Tetlock and Gardner work their way through a number of features of what superforecasters have in common, and how they are different from the rest of us who are not so good at making predictions. I discussed one in the last post – foxes do better than hedgehogs. Here’s another. The authors call it the “perpetual beta” – continuing to persevere and improve without there being a final version. “There is always more trying, more failing, more analyzing, more adjusting, and trying again.” So there’s the “grit” part of it. Turns out, superforecasters also tend to be numerate, i.e., they have good quantitative reasoning skills. You don’t need to have a degree in math. You don’t need to know Bayes’ theorem. But you do need to use it qualitatively. One might make a baseline prediction. But then with new data, one adjusts the baseline taking into account both the new data and the strength of the prior probability.

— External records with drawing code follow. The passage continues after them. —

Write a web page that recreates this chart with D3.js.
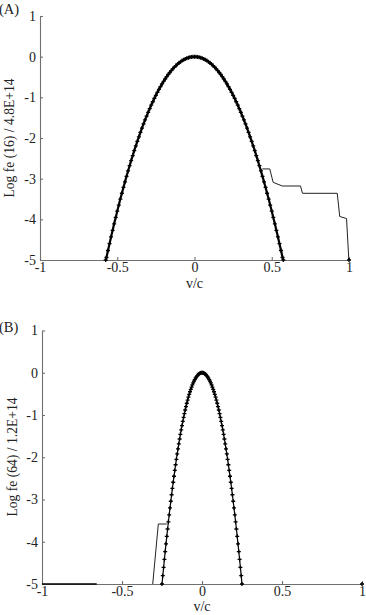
<!DOCTYPE html>
<html lang="en">
<head>
<meta charset="UTF-8">
<title>fe profiles</title>
<script src="https://cdn.jsdelivr.net/npm/d3@7"></script>
<style>
    html, body { margin: 0; padding: 0; background: #fff; }
    svg { display: block; }
    text { font-family: "Liberation Serif", "DejaVu Serif", serif; fill: #222; }
</style>
</head>
<body>
<script>
    // panel A: fe(16), v/c grid and log values
    var vA = [-0.575, -0.57, -0.56, -0.55, -0.54, -0.53, -0.52, -0.51, -0.50, -0.49, -0.48, -0.47, -0.46, -0.45, -0.44, -0.43, -0.42, -0.41, -0.40,
        -0.39, -0.38, -0.37, -0.36, -0.35, -0.34, -0.33, -0.32, -0.31, -0.30, -0.29, -0.28, -0.27, -0.26, -0.25, -0.24, -0.23, -0.22, -0.21, -0.20,
        -0.19, -0.18, -0.17, -0.16, -0.15, -0.14, -0.13, -0.12, -0.11, -0.10, -0.09, -0.08, -0.07, -0.06, -0.05, -0.04, -0.03, -0.02, -0.01, 0,
        0.01, 0.02, 0.03, 0.04, 0.05, 0.06, 0.07, 0.08, 0.09, 0.10, 0.11, 0.12, 0.13, 0.14, 0.15, 0.16, 0.17, 0.18, 0.19, 0.20,
        0.21, 0.22, 0.23, 0.24, 0.25, 0.26, 0.27, 0.28, 0.29, 0.30, 0.31, 0.32, 0.33, 0.34, 0.35, 0.36, 0.37, 0.38, 0.39, 0.40,
        0.41, 0.42, 0.43, 0.44, 0.45, 0.46, 0.47, 0.48, 0.49, 0.50, 0.51, 0.52, 0.53, 0.54, 0.55, 0.56, 0.57, 0.575];
    var fA = [-5, -4.938, -4.767, -4.598, -4.432, -4.270, -4.110, -3.954, -3.800, -3.650, -3.502, -3.358, -3.216, -3.078, -2.943, -2.810, -2.681, -2.555, -2.432,
        -2.312, -2.195, -2.081, -1.970, -1.862, -1.757, -1.655, -1.556, -1.461, -1.368, -1.278, -1.192, -1.108, -1.028, -0.950, -0.876, -0.804, -0.736, -0.670, -0.608,
        -0.549, -0.492, -0.439, -0.389, -0.342, -0.298, -0.257, -0.219, -0.184, -0.152, -0.123, -0.097, -0.074, -0.055, -0.038, -0.024, -0.014, -0.006, -0.002, 0,
        -0.002, -0.006, -0.014, -0.024, -0.038, -0.055, -0.074, -0.097, -0.123, -0.152, -0.184, -0.219, -0.257, -0.298, -0.342, -0.389, -0.439, -0.492, -0.549, -0.608,
        -0.670, -0.736, -0.804, -0.876, -0.950, -1.028, -1.108, -1.192, -1.278, -1.368, -1.461, -1.556, -1.655, -1.757, -1.862, -1.970, -2.081, -2.195, -2.312, -2.432,
        -2.555, -2.681, -2.810, -2.943, -3.078, -3.216, -3.358, -3.502, -3.650, -3.800, -3.954, -4.110, -4.270, -4.432, -4.598, -4.767, -4.938, -5];
    // panel A: stepped tail
    var stepAv = [0.438, 0.487, 0.509, 0.568, 0.686, 0.699, 0.924, 0.940, 0.984, 0.999];
    var stepAy = [-2.76, -2.76, -3.09, -3.18, -3.18, -3.36, -3.36, -3.93, -3.98, -5.0];

    // panel B: fe(64)
    var vB = [-0.250, -0.245, -0.240, -0.235, -0.230, -0.225, -0.220, -0.215, -0.210, -0.205, -0.200, -0.195, -0.190, -0.185, -0.180, -0.175, -0.170,
        -0.165, -0.160, -0.155, -0.150, -0.145, -0.140, -0.135, -0.130, -0.125, -0.120, -0.115, -0.110, -0.105, -0.100, -0.095, -0.090, -0.085,
        -0.080, -0.075, -0.070, -0.065, -0.060, -0.055, -0.050, -0.045, -0.040, -0.035, -0.030, -0.025, -0.020, -0.015, -0.010, -0.005, 0,
        0.005, 0.010, 0.015, 0.020, 0.025, 0.030, 0.035, 0.040, 0.045, 0.050, 0.055, 0.060, 0.065, 0.070, 0.075, 0.080, 0.085,
        0.090, 0.095, 0.100, 0.105, 0.110, 0.115, 0.120, 0.125, 0.130, 0.135, 0.140, 0.145, 0.150, 0.155, 0.160, 0.165, 0.170,
        0.175, 0.180, 0.185, 0.190, 0.195, 0.200, 0.205, 0.210, 0.215, 0.220, 0.225, 0.230, 0.235, 0.240, 0.245, 0.250];
    var fB = [-5.000, -4.802, -4.608, -4.418, -4.232, -4.050, -3.872, -3.698, -3.528, -3.362, -3.200, -3.042, -2.888, -2.738, -2.592, -2.450, -2.312,
        -2.178, -2.048, -1.922, -1.800, -1.682, -1.568, -1.458, -1.352, -1.250, -1.152, -1.058, -0.968, -0.882, -0.800, -0.722, -0.648, -0.578,
        -0.512, -0.450, -0.392, -0.338, -0.288, -0.242, -0.200, -0.162, -0.128, -0.098, -0.072, -0.050, -0.032, -0.018, -0.008, -0.002, 0,
        -0.002, -0.008, -0.018, -0.032, -0.050, -0.072, -0.098, -0.128, -0.162, -0.200, -0.242, -0.288, -0.338, -0.392, -0.450, -0.512, -0.578,
        -0.648, -0.722, -0.800, -0.882, -0.968, -1.058, -1.152, -1.250, -1.352, -1.458, -1.568, -1.682, -1.800, -1.922, -2.048, -2.178, -2.312,
        -2.450, -2.592, -2.738, -2.888, -3.042, -3.200, -3.362, -3.528, -3.698, -3.872, -4.050, -4.232, -4.418, -4.608, -4.802, -5.000];
    var stepBv = [-0.308, -0.273, -0.221];
    var stepBy = [-5, -3.58, -3.58];
    var floorBv = [-1, -0.658];
    var floorBy = [-5, -5];

    var xTicks = [-1, -0.5, 0, 0.5, 1];
    var yTicks = [-5, -4, -3, -2, -1, 0, 1];

    var svg = d3.select('body').append('svg').attr('width', 366).attr('height', 615);

    var zip = function (xs, ys) { return xs.map(function (v, i) { return [v, ys[i]]; }); };
    var plus = 'M-2,0H2M0,-2V2';

    var drawPanel = function (p) {
        var x = d3.scaleLinear().domain([-1, 1]).range([p.left, p.right]);
        var y = d3.scaleLinear().domain([-5, 1]).range([p.bottom, p.top]);
        var g = svg.append('g');
        var line = d3.line().x(function (d) { return x(d[0]); }).y(function (d) { return y(d[1]); });

        // axes, ticks pointing inward
        var ax = g.append('g').attr('transform', 'translate(0,' + p.bottom + ')')
            .call(d3.axisBottom(x).tickValues(xTicks).tickSize(-3).tickSizeOuter(0).tickPadding(2).tickFormat(function (d) { return String(d); }));
        var ay = g.append('g').attr('transform', 'translate(' + p.left + ',0)')
            .call(d3.axisLeft(y).tickValues(yTicks).tickSize(-3).tickSizeOuter(0).tickPadding(4).tickFormat(function (d) { return String(d); }));
        [ax, ay].forEach(function (a) {
            a.selectAll('path, line').attr('stroke', '#707070').attr('stroke-width', 1.1);
            a.selectAll('text').attr('font-size', 14).attr('fill', '#1a1a1a')
                .style('font-family', '"Liberation Serif", serif');
        });

        // extra black lines
        p.extra.forEach(function (s) {
            g.append('path').attr('d', line(s.pts)).attr('fill', 'none')
                .attr('stroke', s.color).attr('stroke-width', s.width);
        });

        // main curve
        var pts = zip(p.v, p.f);
        g.append('path').attr('d', line(pts)).attr('fill', 'none').attr('stroke', '#000').attr('stroke-width', p.lw);
        g.selectAll('.mk').data(pts.concat([[1, -5]])).enter().append('path')
            .attr('transform', function (d) { return 'translate(' + x(d[0]) + ',' + y(d[1]) + ')'; })
            .attr('d', plus).attr('stroke', '#000').attr('stroke-width', 1.3).attr('fill', 'none');

        // labels
        g.append('text').attr('x', (p.left + p.right) / 2 + p.xlabDx).attr('y', p.xlabY).attr('text-anchor', 'middle')
            .attr('font-size', 14).attr('fill', '#1a1a1a').text('v/c');
        g.append('text').attr('transform', 'translate(' + p.ylabX + ',' + p.ylabY + ') rotate(-90)')
            .attr('text-anchor', 'middle').attr('font-size', 13.6).attr('fill', '#1a1a1a').text(p.ylab);
        g.append('text').attr('x', -1).attr('y', p.tagY).attr('font-size', 14.5).attr('fill', '#1a1a1a').text(p.tag);
    };

    drawPanel({
        left: 40, right: 349, top: 16, bottom: 260,
        v: vA, f: fA, lw: 2.2,
        extra: [{ pts: zip(stepAv, stepAy), color: '#222', width: 1 }],
        xlabY: 288, xlabDx: 0,
        ylab: 'Log fe (16) / 4.8E+14', ylabX: 14, ylabY: 138,
        tag: '(A)', tagY: 14
    });
    drawPanel({
        left: 42, right: 362, top: 330.5, bottom: 584,
        v: vB, f: fB, lw: 1.2,
        extra: [{ pts: zip(stepBv, stepBy), color: '#222', width: 1 },
                { pts: zip(floorBv, floorBy), color: '#000', width: 1.6 }],
        xlabY: 611, xlabDx: 0,
        ylab: 'Log fe (64) / 1.2E+14', ylabX: 17, ylabY: 457,
        tag: '(B)', tagY: 332
    });
</script>
</body>
</html>
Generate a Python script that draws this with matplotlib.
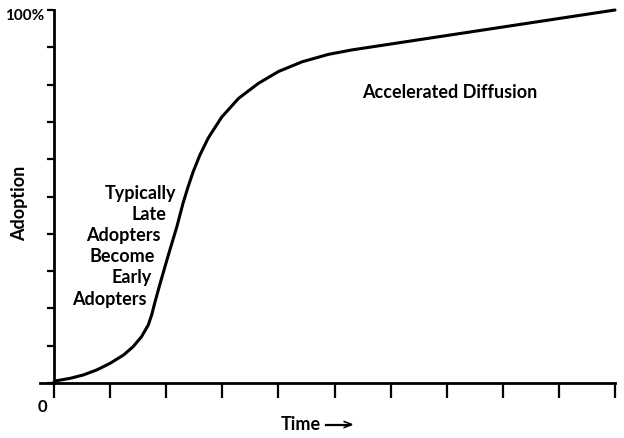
import matplotlib
matplotlib.use("Agg")
import matplotlib.pyplot as plt

# Curve data (time in tick units 0..10, adoption in % 0..100)
time = [0.0, 0.05, 0.29, 0.52, 0.76, 1.00, 1.24, 1.41, 1.56, 1.68, 1.74, 1.80,
        1.89, 2.04, 2.19, 2.30, 2.39, 2.48, 2.60, 2.75, 2.99, 3.29, 3.64, 4.00,
        4.42, 4.89, 5.31, 10.0]
adoption = [0.3, 0.62, 1.26, 2.14, 3.49, 5.28, 7.51, 9.73, 12.41, 15.55, 18.2,
            21.7, 26.6, 34.4, 41.9, 48.2, 52.6, 56.6, 61.1, 65.7, 71.3, 76.3,
            80.3, 83.5, 86.1, 88.1, 89.3, 100.0]

left_lines = ["Typically", "Late", "Adopters", "Become", "Early", "Adopters"]
annotation = "Accelerated Diffusion"
x_label = "Time"
y_label = "Adoption"
x_ticks = list(range(0, 11))
y_ticks = list(range(0, 101, 10))

plt.rcParams['font.family'] = ['Lato', 'DejaVu Sans']

W, H = 624, 438
fig = plt.figure(figsize=(W / 100, H / 100), dpi=100)
x0, x1, y0, y1 = 54, 615, 383, 10
ax = fig.add_axes([x0 / W, 1 - y0 / H, (x1 - x0) / W, (y0 - y1) / H])
ax.set_xlim(0, 10)
ax.set_ylim(0, 100)

ax.plot(time, adoption, color='black', lw=2.2, solid_capstyle='round',
        solid_joinstyle='round', clip_on=False)

for s in ['top', 'right']:
    ax.spines[s].set_visible(False)
for s in ['left', 'bottom']:
    ax.spines[s].set_linewidth(2.0)
ax.spines['bottom'].set_bounds(-0.25, 10)

ax.set_xticks(x_ticks)
ax.set_yticks(y_ticks)
ax.tick_params(axis='x', direction='out', length=11, width=1.6, labelbottom=False)
ax.tick_params(axis='y', direction='out', length=5, width=1.6, labelleft=False)

def px(xp, yp):
    return ((xp - x0) / (x1 - x0) * 10, (y0 - yp) / (y0 - y1) * 100)

fs = 13
ax.text(*px(44, 16), "100%", ha='right', va='center', fontsize=11,
        fontweight='bold', clip_on=False)
ax.text(*px(42, 407), "0", ha='center', va='center', fontsize=12,
        fontweight='bold', clip_on=False)

rights = [176, 166, 161, 155, 152, 147]
ys = [193, 214, 235, 257, 278, 299]
for t, xr, yc in zip(left_lines, rights, ys):
    ax.text(*px(xr, yc), t, ha='right', va='center', fontsize=fs,
            fontweight='bold', clip_on=False)

ax.text(*px(450, 93), annotation, ha='center', va='center', fontsize=fs,
        fontweight='bold')

fig.text(20 / W, 1 - 203 / H, y_label, rotation=90, ha='center', va='center',
         fontsize=fs, fontweight='bold')
fig.text(281 / W, 1 - 424 / H, x_label, ha='left', va='center',
         fontsize=fs, fontweight='bold')
fig.add_artist(plt.Line2D([326 / W, 350 / W], [1 - 425 / H, 1 - 425 / H],
                          color='black', lw=1.6))
fig.text(353 / W, 1 - 425 / H, ">", ha='right', va='center', fontsize=10,
         fontweight='bold', family=['DejaVu Sans'])

fig.savefig("out.png", dpi=100)
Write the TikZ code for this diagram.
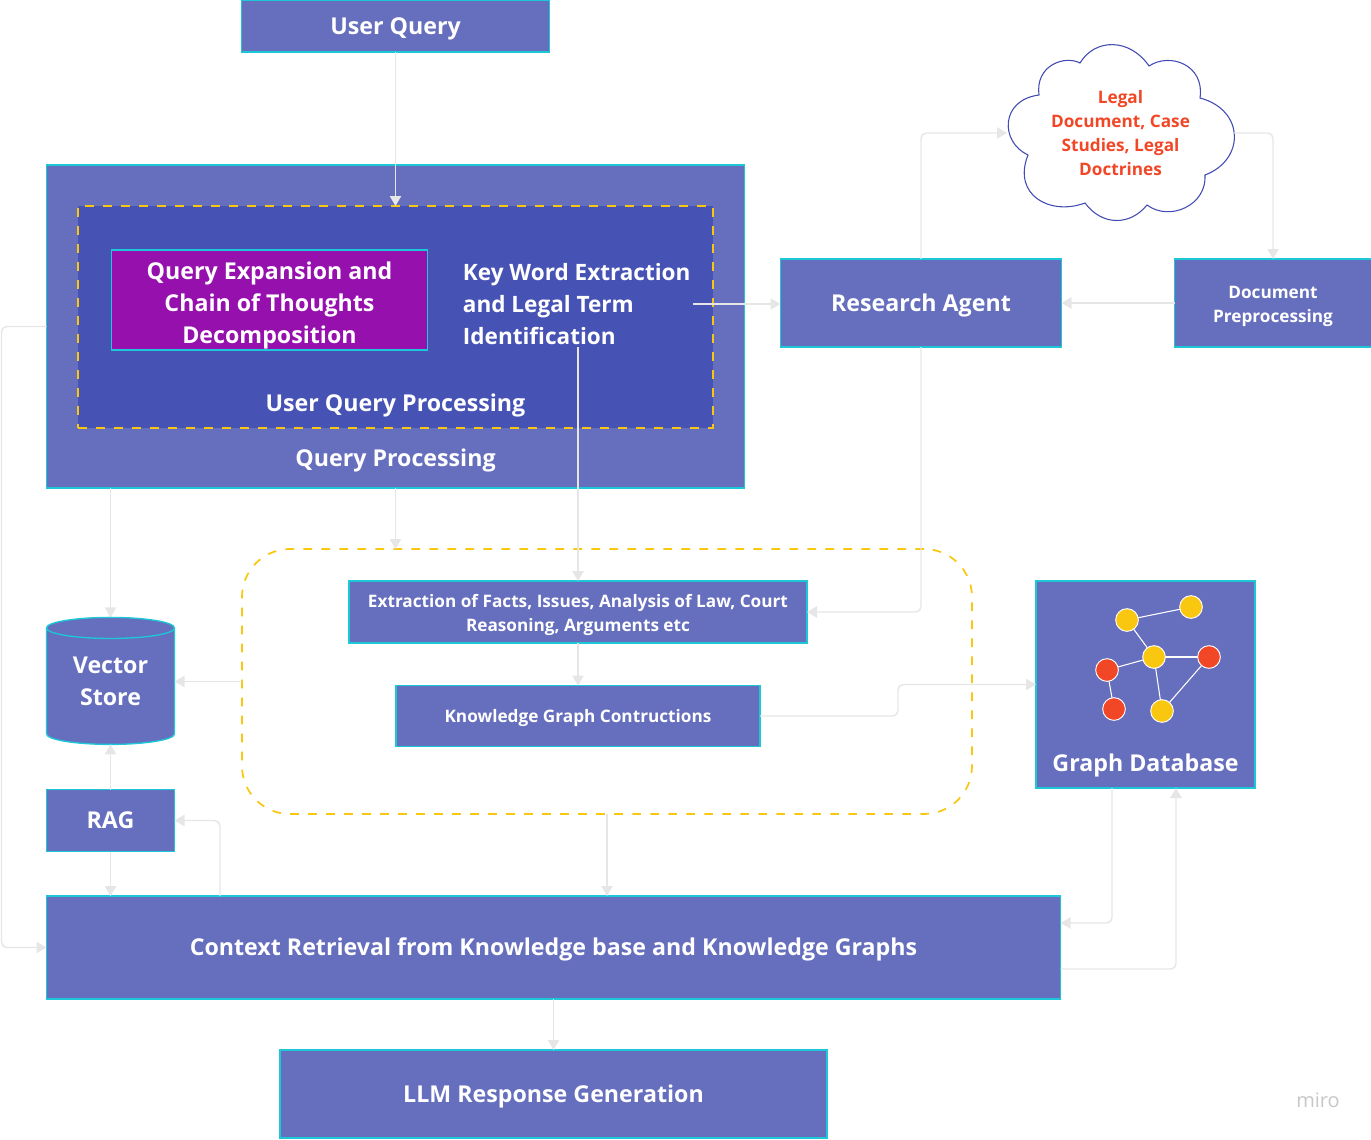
\documentclass[tikz,border=0pt]{standalone}
\usepackage{fontspec}
\setmainfont{Open Sans}
\usetikzlibrary{arrows.meta,shapes.geometric}

\definecolor{boxblue}{HTML}{666EBE}
\definecolor{deepblue}{HTML}{4753B4}
\definecolor{edgecyan}{HTML}{1CC8D8}
\definecolor{dashyellow}{HTML}{FAC710}
\definecolor{hotred}{HTML}{F24726}
\definecolor{purplebox}{HTML}{9510AC}
\definecolor{linkgrey}{HTML}{E6E6E6}
\definecolor{cloudblue}{HTML}{414BB2}

\newcommand{\topgap}[1]{\rule{0pt}{#1pt}}
\newcommand{\lowgap}[1]{\rule[-#1pt]{0pt}{#1pt}}

\tikzset{
    bigtxt/.style={font=\fontsize{17.4}{24}\selectfont\bfseries, text=white, align=center},
    smalltxt/.style={font=\fontsize{12.9}{18}\selectfont\bfseries, text=white, align=center},
    bigone/.style={bigtxt, text height=16pt, text depth=3.6pt},
    smallone/.style={smalltxt, text height=12pt, text depth=2.8pt},
    sized/.style 2 args={minimum width=#1*0.75pt, minimum height=#2*0.75pt},
    procbox/.style={draw=edgecyan, fill=boxblue, line width=1pt, inner sep=0pt, outer sep=0pt},
    dashline/.style={draw=dashyellow, dash pattern=on 6.5pt off 7pt, line width=1.3pt, outer sep=0pt},
    link/.style={draw=linkgrey, line width=1.1pt, rounded corners=4pt, -{Triangle[length=7.5pt,width=8.5pt]}},
    gnode/.style={circle, draw=white, line width=0.7pt, minimum size=17pt, inner sep=0pt, outer sep=0pt},
    gedge/.style={draw=white, line width=0.8pt}
}

\begin{document}
\begin{tikzpicture}[x=0.75pt, y=-0.75pt]
    \useasboundingbox (0,0) rectangle (1371,1139);

    % top boxes
    \node[procbox, bigone, sized={308}{52}] (userquery) at (395.5,26) {User Query};
    \node[procbox, sized={698}{323}] (qproc) at (395.5,326.5) {};
    \node[dashline, fill=deepblue, sized={635}{222}] (uqproc) at (395.5,317) {};
    \node[procbox, bigtxt, fill=purplebox, sized={316}{100}] (expansion) at (269.5,300) {\topgap{21.5}Query Expansion and\\Chain of Thoughts\\Decomposition};
    \node[bigtxt, font=\fontsize{16.9}{24}\selectfont\bfseries, align=left, anchor=west, inner sep=0pt, outer sep=2pt] (keyword) at (460.3,304) {Key Word Extraction\\and Legal Term\\Identification};
    \node[bigone, inner sep=0pt] (uqlabel) at (395.5,403) {User Query Processing};
    \node[bigone, inner sep=0pt] (qplabel) at (395.5,458) {Query Processing};

    \node[procbox, bigone, sized={281}{88}] (research) at (921,303) {Research Agent};
    \node[procbox, smalltxt, sized={197}{88}] (docprep) at (1273,303) {\topgap{15}Document\\Preprocessing};

    % cloud
    \draw[draw=cloudblue, fill=white, line width=0.8pt] (1028,155)
        .. controls (1000,142) and (1000,100) .. (1039,95)
        .. controls (1035,65) and (1065,55) .. (1080,63)
        .. controls (1095,38) and (1130,38) .. (1149,66)
        .. controls (1170,52) and (1205,65) .. (1200,98)
        .. controls (1245,110) and (1245,160) .. (1205,175)
        .. controls (1207,205) and (1170,222) .. (1147,205)
        .. controls (1130,226) and (1102,226) .. (1085,203)
        .. controls (1050,216) and (1012,195) .. (1028,155) -- cycle;
    \node[smalltxt, text=hotred, sized={227}{175}, inner sep=0pt, outer sep=0pt] (legaldocs) at (1120.5,133) {Legal\\Document, Case\\Studies, Legal\\Doctrines};

    % dashed group
    \node[dashline, rounded corners=36pt, sized={730}{265}] (kgroup) at (607,681.5) {};
    \node[procbox, smalltxt, sized={458}{62}] (extraction) at (578,612) {\topgap{14}Extraction of Facts, Issues, Analysis of Law, Court\\Reasoning, Arguments etc};
    \node[procbox, smallone, sized={364}{61}] (kgbuild) at (578,716) {Knowledge Graph Contructions};

    % left column
    \node[procbox, bigtxt, cylinder, shape border rotate=90, shape aspect=0.28, sized={128}{127}] (vstore) at (110.5,686.5) {Vector\\Store\lowgap{7.5}};
    \node[procbox, bigone, sized={128}{62}] (rag) at (110.5,820.5) {RAG};

    % graph database
    \node[procbox, sized={219}{207}] (graphdb) at (1145.5,684.5) {};
    \node[bigone, inner sep=0pt] (gdblabel) at (1145.5,763) {Graph Database};
    \node[gnode, fill=dashyellow] (g1) at (1127,620) {};
    \node[gnode, fill=dashyellow] (g2) at (1191,607) {};
    \node[gnode, fill=dashyellow] (g3) at (1154,657) {};
    \node[gnode, fill=hotred] (g4) at (1209,657) {};
    \node[gnode, fill=hotred] (g5) at (1107,670) {};
    \node[gnode, fill=hotred] (g6) at (1114,709) {};
    \node[gnode, fill=dashyellow] (g7) at (1162,711) {};
    \draw[gedge] (g1) -- (g2);
    \draw[gedge] (g1) -- (g3);
    \draw[gedge] (g3) -- (g4);
    \draw[gedge] (g3) -- (g5);
    \draw[gedge] (g5) -- (g6);
    \draw[gedge] (g3) -- (g7);
    \draw[gedge] (g7) -- (g4);

    % bottom boxes
    \node[procbox, bigone, sized={1014}{103}] (context) at (553.5,947.5) {Context Retrieval from Knowledge base and Knowledge Graphs};
    \node[procbox, bigone, sized={547}{88}] (llm) at (553.5,1094) {LLM Response Generation};

    \node[font=\fontsize{15}{18}\selectfont, text=black!22, inner sep=0pt] (miro) at (1318,1100) {miro};

    % connectors
    \draw[link] (userquery.south) -- (uqproc.north);
    \draw[link] (keyword.east) -- (research.west |- keyword.east);
    \draw[link] (docprep.west) -- (research.east);
    \draw[link] (research.north) |- (legaldocs.west);
    \draw[link] (legaldocs.east) -| (docprep.north);
    \draw[link] (keyword.south -| extraction.north) -- (extraction.north);
    \draw[link] (research.south) |- (extraction.east);
    \draw[link] (extraction.south) -- (kgbuild.north);
    \draw[link] (kgbuild.east) -- (898,716) -- (898,684.5) -- (graphdb.west);
    \draw[link] (qproc.south -| vstore.north) -- (vstore.north);
    \draw[link] (qproc.south -| userquery.south) -- (kgroup.north -| userquery.south);
    \draw[link] (kgroup.west) -- (vstore.east |- kgroup.west);
    \draw[link] (rag.north) -- (vstore.south);
    \draw[link] (rag.south) -- (context.north -| rag.south);
    \draw[link] (context.north -| 220,0) |- (rag.east);
    \draw[link] (qproc.west) -- ++(-45,0) |- (context.west);
    \draw[link] (kgroup.south) -- (context.north -| kgroup.south);
    \draw[link] (graphdb.south -| 1112,0) |- (context.east |- 0,923);
    \draw[link] (context.east |- 0,969) -| (graphdb.south -| 1176,0);
    \draw[link] (context.south) -- (llm.north);
\end{tikzpicture}
\end{document}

So how could I get better at predicting the future? While there are no magic wands or crystal balls, there are some general principles laid out by the authors. But even those, they claim, might improve your ability my 10% (a prediction that they may have tested). Turns out that you have to practice, refine, and practice some more. Funny how this sounds similar to what I tell my students learning chemistry. Turns out that getting quick and repeated feedback is important. Funny how this sounds similar to what I should do as an instructor to help my students improve.

I will close this post with the continuation of the meteorologist story from the authors described up in the second paragraph. “Of course we’re not omnipotent beings, so we can’t rerun the day – and we can’t judge. But people do judge… they look at which side of ‘maybe’ (50%) the probability was on. If the forecast said there was a 70% chance of rain and it rains, people think the forecast is right; it it doesn’t rain, they think it was wrong.” This fundamental error, according to the authors, can have far-ranging negative consequences particularly in the world of high-level political discussions and decisions. (They provide some examples.) I guess no one wants to sound wrong, and therefore vague hedging is the norm. Sounds like fortune cookie forecasting. Amusing, perhaps. Helpful, no. Dangerous if followed, possibly.